2. Sujātā. An aggasāvikā of Piyadassī Buddha. J.i.39; Bu.xiv.21.

3. Sujātā. Mother of Padumuttara Buddha. J.i.37; Bu.xi.19; MA.ii.722; DhA.i.417.

4. Sujātā. Mother of Kondañña Buddha. Bu.iii.25; J.i.30.

5. Sujātā. An Asura maiden who became the wife of Sakka. See Sujā.

6. Sujātā. Daughter of Senānī, a landowner of the village of Senānī near Uruvelā. She made a promise to the god of the banyan tree near by that she would offer a meal of milk rice to the god if she gave birth to a son. Her wish was fulfilled, the son was born, and she sent her maid, Punnā, to prepare the place for the offering. This was on the very day of the Buddha's Enlightenment, and Punnā, finding Gotama sitting under the banyan, thought that he was the tree god present in person to receive the offering. She brought the news to Sujātā, who, in great joy, brought the food in a golden bowl and offered it to him.

Gotama took the bowl to the river bank, bathed at the Suppatitthita ford and ate the food. This was his only meal for forty nine days. J.i.68f.; DhA.i.71, etc. In Lal.334-7 (267f.) nine girls are mentioned as giving food to the Buddha during his austerities. Cf. Dvy.392, where two are given, Nandā and Nandabalā.

Sujātā's meal was considered one of the most important of those offered to the Buddha, and the Devas, therefore, added to it divine flavours.

Yasa was Sujātā's son, and when he attained arahantship his father, who had come in search of him, became the Buddha's follower and invited him to a meal. The Buddha accepted the invitation and went with Yasa to the house. The Buddha preached at the end of the meal, and both Sujātā and Yasa's wife became sotāpannas. On that day Sujātā took the threefold formula of Refuge. She thus became foremost among lay women who had taken the threefold formula (aggam upāsikānam pathamam saranam gacchantīnam) (SNA.i.154; D.ii.135). She had made an earnest resolve to attain this eminence in the time of Padumuttara Buddha. A.i.26; AA.i.217f.

7. Sujātā.  An upāsikā of Ñātikā. The Buddha said that she had become a sotāpanna and had thus assured for herself the attainment of arahantship. D.ii.92; S.v.356f.

8. Sujātā. Youngest sister of Visākhā. She was the daughter of Dhanañjayasetthi and was given in marriage to Anāthapindika's son. She was very haughty and obstinate. One day, when the Buddha visited Anāthapindika's house, she was scolding the servants. The Buddha stopped what he was saying, and, asking what the noise was, sent for her and described to her the seven kinds of wives that were in the world. She listened to the sermon and altered her ways (A.iv.91f.; J.ii.347f).

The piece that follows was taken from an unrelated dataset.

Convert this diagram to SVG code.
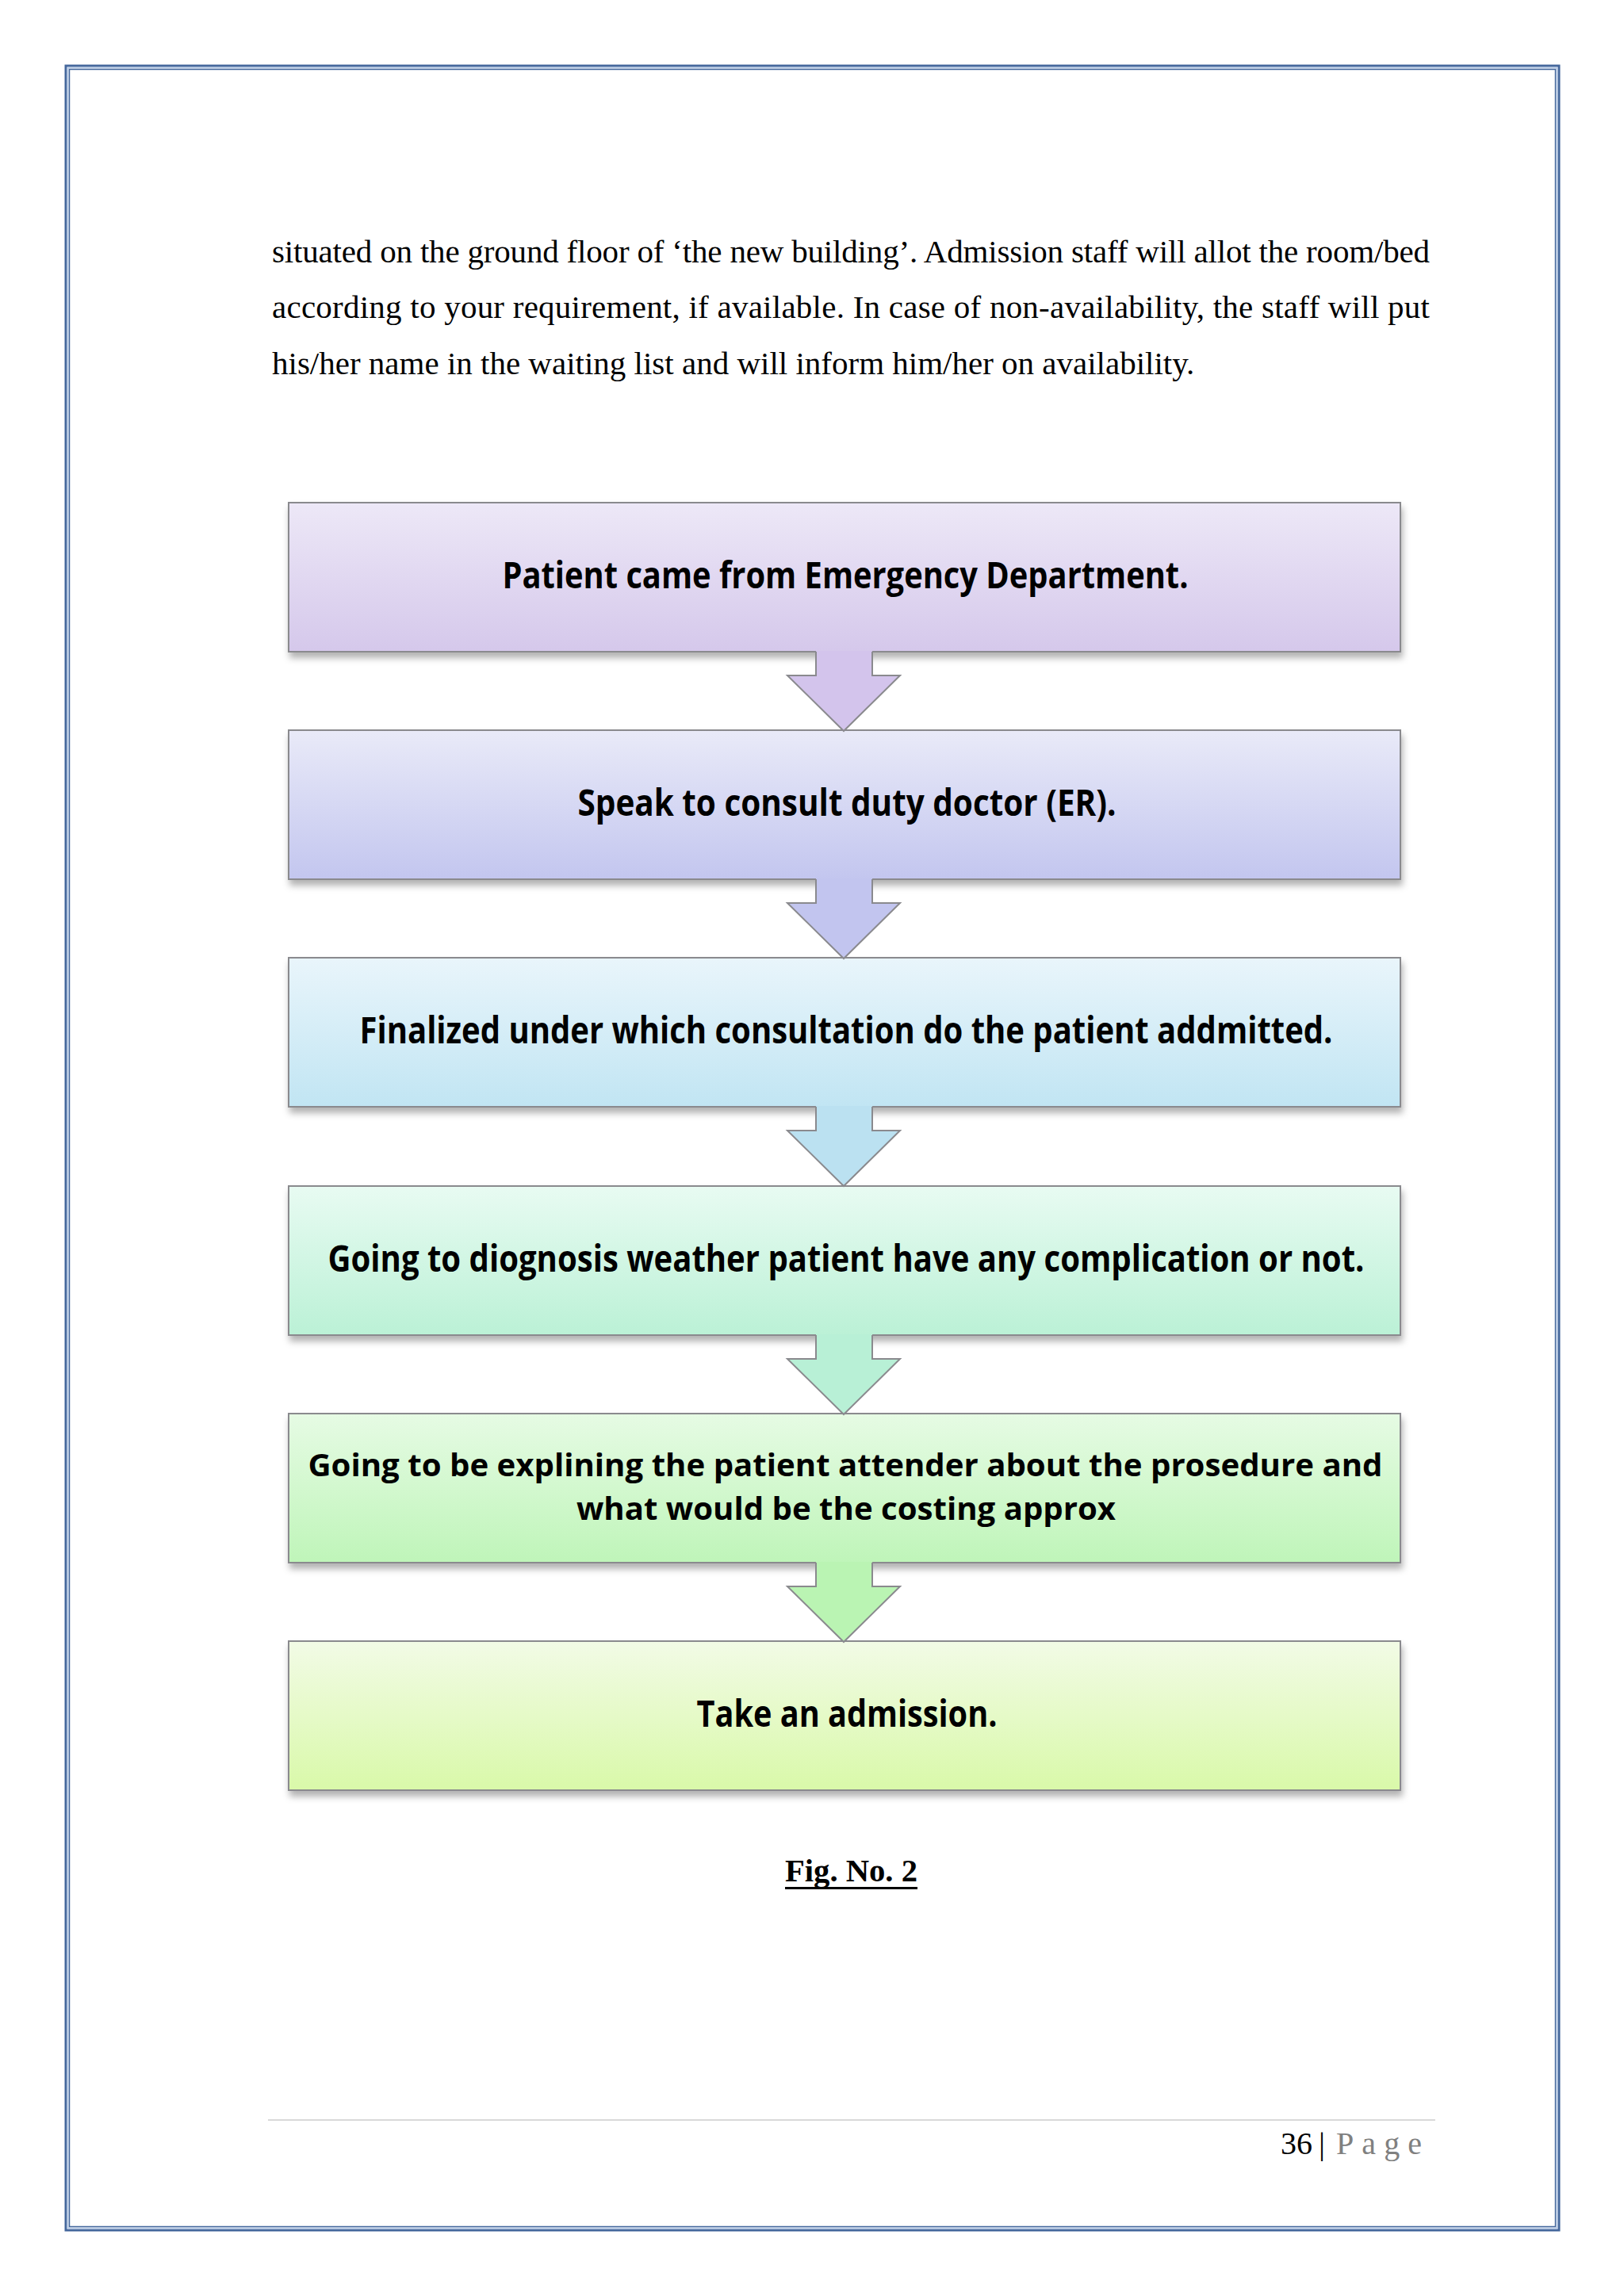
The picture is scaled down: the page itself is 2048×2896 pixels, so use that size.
<svg xmlns="http://www.w3.org/2000/svg" width="2048" height="2896" viewBox="0 0 2048 2896">
<defs>
<style>
.para{font-family:"Liberation Serif","Times New Roman",serif;font-size:41px;fill:#000}
.lbl{font-family:"Open Sans","Noto Sans",sans-serif;font-weight:700;font-size:46px;fill:#000;text-anchor:middle}
.lbl2{font-size:40px}
.box{stroke:#8a8a8e;stroke-width:2}
.arw{stroke:#8a8a8e;stroke-width:2;fill:none;stroke-linejoin:miter}
</style>
<filter id="sh" x="-5%" y="-10%" width="110%" height="130%">
<feDropShadow dx="2" dy="7" stdDeviation="4" flood-color="#000" flood-opacity="0.3"/>
</filter>
<linearGradient id="g1" x1="0" y1="0" x2="0" y2="1"><stop offset="0" stop-color="#EDE8F7"/><stop offset="1" stop-color="#D5C8EB"/></linearGradient>
<linearGradient id="g2" x1="0" y1="0" x2="0" y2="1"><stop offset="0" stop-color="#E9EAF8"/><stop offset="1" stop-color="#C3C6EF"/></linearGradient>
<linearGradient id="g3" x1="0" y1="0" x2="0" y2="1"><stop offset="0" stop-color="#E9F5FB"/><stop offset="1" stop-color="#C1E5F3"/></linearGradient>
<linearGradient id="g4" x1="0" y1="0" x2="0" y2="1"><stop offset="0" stop-color="#E8FBF2"/><stop offset="1" stop-color="#BBF1D6"/></linearGradient>
<linearGradient id="g5" x1="0" y1="0" x2="0" y2="1"><stop offset="0" stop-color="#E6FBE4"/><stop offset="1" stop-color="#BFF5B9"/></linearGradient>
<linearGradient id="g6" x1="0" y1="0" x2="0" y2="1"><stop offset="0" stop-color="#F2FBE6"/><stop offset="1" stop-color="#D9F9A9"/></linearGradient>
</defs>
<rect width="2048" height="2896" fill="#fff"/>
<g id="page-border" fill="none">
<rect x="83" y="83" width="1883" height="2730" stroke="#44679C" stroke-width="3"/>
<rect x="85.5" y="85.5" width="1878" height="2725" stroke="#B9CCE6" stroke-width="2"/>
<rect x="87.5" y="87.5" width="1874" height="2721" stroke="#44679C" stroke-width="1.5"/>
</g>
<g id="paragraph">
<text class="para" x="343" y="331" textLength="1460" lengthAdjust="spacing">situated on the ground floor of ‘the new building’. Admission staff will allot the room/bed</text>
<text class="para" x="343" y="401" textLength="1460" lengthAdjust="spacing">according to your requirement, if available. In case of non-availability, the staff will put</text>
<text class="para" x="343" y="472">his/her name in the waiting list and will inform him/her on availability.</text>
</g>
<g id="node1"><rect class="box" x="364" y="634" width="1402" height="188" fill="url(#g1)" filter="url(#sh)"/>
<text class="lbl" x="1066" y="742" textLength="865" lengthAdjust="spacingAndGlyphs">Patient came from Emergency Department.</text></g>
<g id="node2"><rect class="box" x="364" y="921" width="1402" height="188" fill="url(#g2)" filter="url(#sh)"/>
<text class="lbl" x="1068" y="1029" textLength="679" lengthAdjust="spacingAndGlyphs">Speak to consult duty doctor (ER).</text></g>
<g id="node3"><rect class="box" x="364" y="1208" width="1402" height="188" fill="url(#g3)" filter="url(#sh)"/>
<text class="lbl" x="1067" y="1316" textLength="1227" lengthAdjust="spacingAndGlyphs">Finalized under which consultation do the patient addmitted.</text></g>
<g id="node4"><rect class="box" x="364" y="1496" width="1402" height="188" fill="url(#g4)" filter="url(#sh)"/>
<text class="lbl" x="1067" y="1604" textLength="1307" lengthAdjust="spacingAndGlyphs">Going to diognosis weather patient have any complication or not.</text></g>
<g id="node5"><rect class="box" x="364" y="1783" width="1402" height="188" fill="url(#g5)" filter="url(#sh)"/>
<text class="lbl lbl2" x="1066" y="1862" textLength="1355" lengthAdjust="spacingAndGlyphs">Going to be explining the patient attender about the prosedure and</text>
<text class="lbl lbl2" x="1067" y="1917" textLength="680" lengthAdjust="spacingAndGlyphs">what would be the costing approx</text></g>
<g id="node6"><rect class="box" x="364" y="2070" width="1402" height="188" fill="url(#g6)" filter="url(#sh)"/>
<text class="lbl" x="1068" y="2178" textLength="379" lengthAdjust="spacingAndGlyphs">Take an admission.</text></g>
<g id="connectors">
<g transform="translate(0,822)">
<polygon points="1029,-1 1100,-1 1100,30 1135,30 1064,100 993,30 1029,30" fill="#D3C4EC"/>
<path class="arw" d="M1029,0 V30 H993 L1064,100 L1135,30 H1100 V0"/></g>
<g transform="translate(0,1109)">
<polygon points="1029,-1 1100,-1 1100,30 1135,30 1064,100 993,30 1029,30" fill="#C2C5EF"/>
<path class="arw" d="M1029,0 V30 H993 L1064,100 L1135,30 H1100 V0"/></g>
<g transform="translate(0,1396)">
<polygon points="1029,-1 1100,-1 1100,30 1135,30 1064,100 993,30 1029,30" fill="#BBE1F1"/>
<path class="arw" d="M1029,0 V30 H993 L1064,100 L1135,30 H1100 V0"/></g>
<g transform="translate(0,1684)">
<polygon points="1029,-1 1100,-1 1100,30 1135,30 1064,100 993,30 1029,30" fill="#B8F0D6"/>
<path class="arw" d="M1029,0 V30 H993 L1064,100 L1135,30 H1100 V0"/></g>
<g transform="translate(0,1971)">
<polygon points="1029,-1 1100,-1 1100,30 1135,30 1064,100 993,30 1029,30" fill="#BAF4B3"/>
<path class="arw" d="M1029,0 V30 H993 L1064,100 L1135,30 H1100 V0"/></g>
</g>
<g id="caption">
<text x="990" y="2373" font-family="Liberation Serif,Times New Roman,serif" font-weight="700" font-size="40" textLength="167" lengthAdjust="spacingAndGlyphs">Fig. No. 2</text>
<line x1="990" y1="2381.5" x2="1157" y2="2381.5" stroke="#000" stroke-width="3"/>
</g>
<g id="footer">
<line x1="338" y1="2674" x2="1810" y2="2674" stroke="#d9d9d9" stroke-width="2"/>
<text x="1615" y="2717" font-family="Liberation Serif,Times New Roman,serif" font-size="40">36</text>
<text x="1663" y="2717" font-family="Liberation Serif,Times New Roman,serif" font-size="40">|</text>
<text x="1685" y="2717" font-family="Liberation Serif,Times New Roman,serif" font-size="40" fill="#808080" textLength="108" lengthAdjust="spacing">Page</text>
</g>
</svg>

The Sujāta Jātaka (No. 269) was preached to her.

9. Sujātā. A maiden of Benares. See the Manicora Jātaka. She is identified with Rāhulamātā. J.ii.125.

10. Sujātā Therī. She was the daughter of a setthi of Sāketa and was given in marriage to a husband of equal rank, with whom she lived happily. One day, while on her way home from a carnival, she saw the Buddha at Añjanavana and listened to his preaching. Even as she sat there her insight was completed, and she became an arahant. She went home, obtained her husband's permission, and joined the Order. Thig.145-50; ThigA.136f.